-- EXERCISE INSTRUCTIONS --
Transcribe the material verbatim in full; the pictures do not belong in the copy.
>> Start DATA BLOCK
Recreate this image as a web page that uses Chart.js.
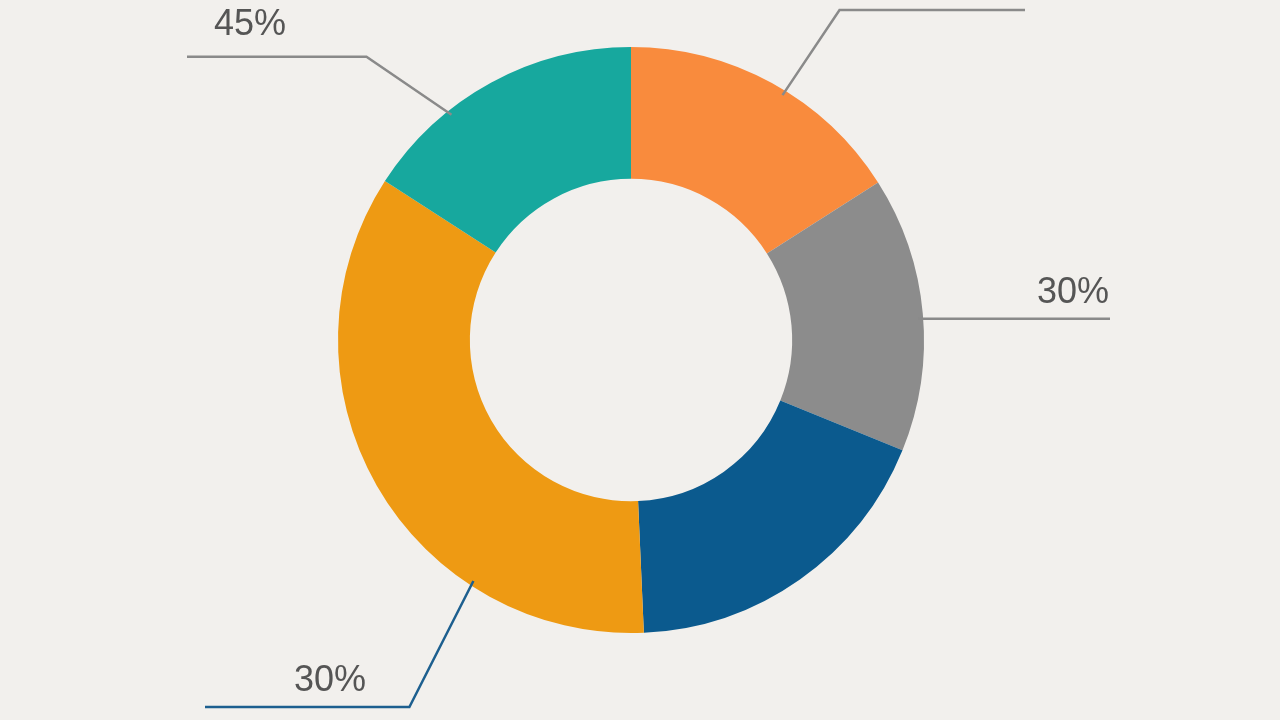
<!DOCTYPE html>
<html><head><meta charset="utf-8">
<script src="https://cdn.jsdelivr.net/npm/chart.js@4"></script>
<style>html,body{margin:0;padding:0;background:#F2F0ED;}#w{width:1280px;height:720px;}</style>
</head><body><div id="w"><canvas id="c"></canvas></div>
<script>
const categories = ["A", "B", "C", "D", "E"];
const values = [16.0, 15.2, 18.2, 34.9, 15.9];
const labelTexts = ["", "30%", "", "30%", "45%"];
const colors = ["#F98B3D", "#8C8C8C", "#0B5A8E", "#EE9A13", "#17A89E"];

// leader: angle offset (deg) on arc, elbow offset from start, end x, text pos, line color
const leaders = [
  {idx:0, ang:3, elbow:[57,-85], endX:1025, text:null, color:"#8a8a8a"},
  {idx:1, ang:1, elbow:null, endX:1110, textX:1073, textDY:-26, color:"#8a8a8a"},
  {idx:3, ang:-27, elbow:[-64,126], endX:205, textX:330, textDY:-26, color:"#1d5f8f"},
  {idx:4, ang:-10, elbow:[-85,-58], endX:187, textX:250, textDY:-32, color:"#8a8a8a"}
];

const leaderPlugin = {
  id:'leaders',
  afterDatasetsDraw(chart){
    const ctx = chart.ctx;
    const meta = chart.getDatasetMeta(0);
    ctx.save();
    leaders.forEach(l=>{
      const a = meta.data[l.idx];
      const mid = (a.startAngle + a.endAngle)/2 + l.ang*Math.PI/180;
      const r = a.outerRadius - 5;
      const sx = a.x + Math.cos(mid)*r, sy = a.y + Math.sin(mid)*r;
      ctx.strokeStyle = l.color; ctx.lineWidth = 2.5;
      ctx.beginPath(); ctx.moveTo(sx, sy);
      let ey = sy;
      if (l.elbow){ ctx.lineTo(sx+l.elbow[0], sy+l.elbow[1]); ey = sy+l.elbow[1]; ctx.lineTo(l.endX, ey); }
      else { ctx.lineTo(l.endX, ey); }
      ctx.stroke();
      const t = labelTexts[l.idx];
      if (t){
        ctx.fillStyle = "#555"; ctx.font = "36px 'Liberation Sans', Arial, sans-serif";
        ctx.textAlign = "center"; ctx.textBaseline = "middle";
        ctx.fillText(t, l.textX, ey + l.textDY);
      }
    });
    ctx.restore();
  }
};

new Chart(document.getElementById('c'), {
  type:'doughnut',
  data:{labels:categories, datasets:[{data:values, backgroundColor:colors, borderWidth:0}]},
  options:{
    responsive:true, maintainAspectRatio:false, animation:false,
    cutout:'55%',
    layout:{padding:{top:47,bottom:87,left:0,right:18}},
    plugins:{legend:{display:false}, tooltip:{enabled:false}}
  },
  plugins:[leaderPlugin]
});
</script></body></html>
>> End DATA BLOCK
-- THE ANSWER --
Recreate this image as a web page that uses Chart.js.
<!DOCTYPE html>
<html><head><meta charset="utf-8">
<script src="https://cdn.jsdelivr.net/npm/chart.js@4"></script>
<style>html,body{margin:0;padding:0;background:#F2F0ED;}#w{width:1280px;height:720px;}</style>
</head><body><div id="w"><canvas id="c"></canvas></div>
<script>
const categories = ["A", "B", "C", "D", "E"];
const values = [16.0, 15.2, 18.2, 34.9, 15.9];
const labelTexts = ["", "30%", "", "30%", "45%"];
const colors = ["#F98B3D", "#8C8C8C", "#0B5A8E", "#EE9A13", "#17A89E"];

// leader: angle offset (deg) on arc, elbow offset from start, end x, text pos, line color
const leaders = [
  {idx:0, ang:3, elbow:[57,-85], endX:1025, text:null, color:"#8a8a8a"},
  {idx:1, ang:1, elbow:null, endX:1110, textX:1073, textDY:-26, color:"#8a8a8a"},
  {idx:3, ang:-27, elbow:[-64,126], endX:205, textX:330, textDY:-26, color:"#1d5f8f"},
  {idx:4, ang:-10, elbow:[-85,-58], endX:187, textX:250, textDY:-32, color:"#8a8a8a"}
];

const leaderPlugin = {
  id:'leaders',
  afterDatasetsDraw(chart){
    const ctx = chart.ctx;
    const meta = chart.getDatasetMeta(0);
    ctx.save();
    leaders.forEach(l=>{
      const a = meta.data[l.idx];
      const mid = (a.startAngle + a.endAngle)/2 + l.ang*Math.PI/180;
      const r = a.outerRadius - 5;
      const sx = a.x + Math.cos(mid)*r, sy = a.y + Math.sin(mid)*r;
      ctx.strokeStyle = l.color; ctx.lineWidth = 2.5;
      ctx.beginPath(); ctx.moveTo(sx, sy);
      let ey = sy;
      if (l.elbow){ ctx.lineTo(sx+l.elbow[0], sy+l.elbow[1]); ey = sy+l.elbow[1]; ctx.lineTo(l.endX, ey); }
      else { ctx.lineTo(l.endX, ey); }
      ctx.stroke();
      const t = labelTexts[l.idx];
      if (t){
        ctx.fillStyle = "#555"; ctx.font = "36px 'Liberation Sans', Arial, sans-serif";
        ctx.textAlign = "center"; ctx.textBaseline = "middle";
        ctx.fillText(t, l.textX, ey + l.textDY);
      }
    });
    ctx.restore();
  }
};

new Chart(document.getElementById('c'), {
  type:'doughnut',
  data:{labels:categories, datasets:[{data:values, backgroundColor:colors, borderWidth:0}]},
  options:{
    responsive:true, maintainAspectRatio:false, animation:false,
    cutout:'55%',
    layout:{padding:{top:47,bottom:87,left:0,right:18}},
    plugins:{legend:{display:false}, tooltip:{enabled:false}}
  },
  plugins:[leaderPlugin]
});
</script></body></html>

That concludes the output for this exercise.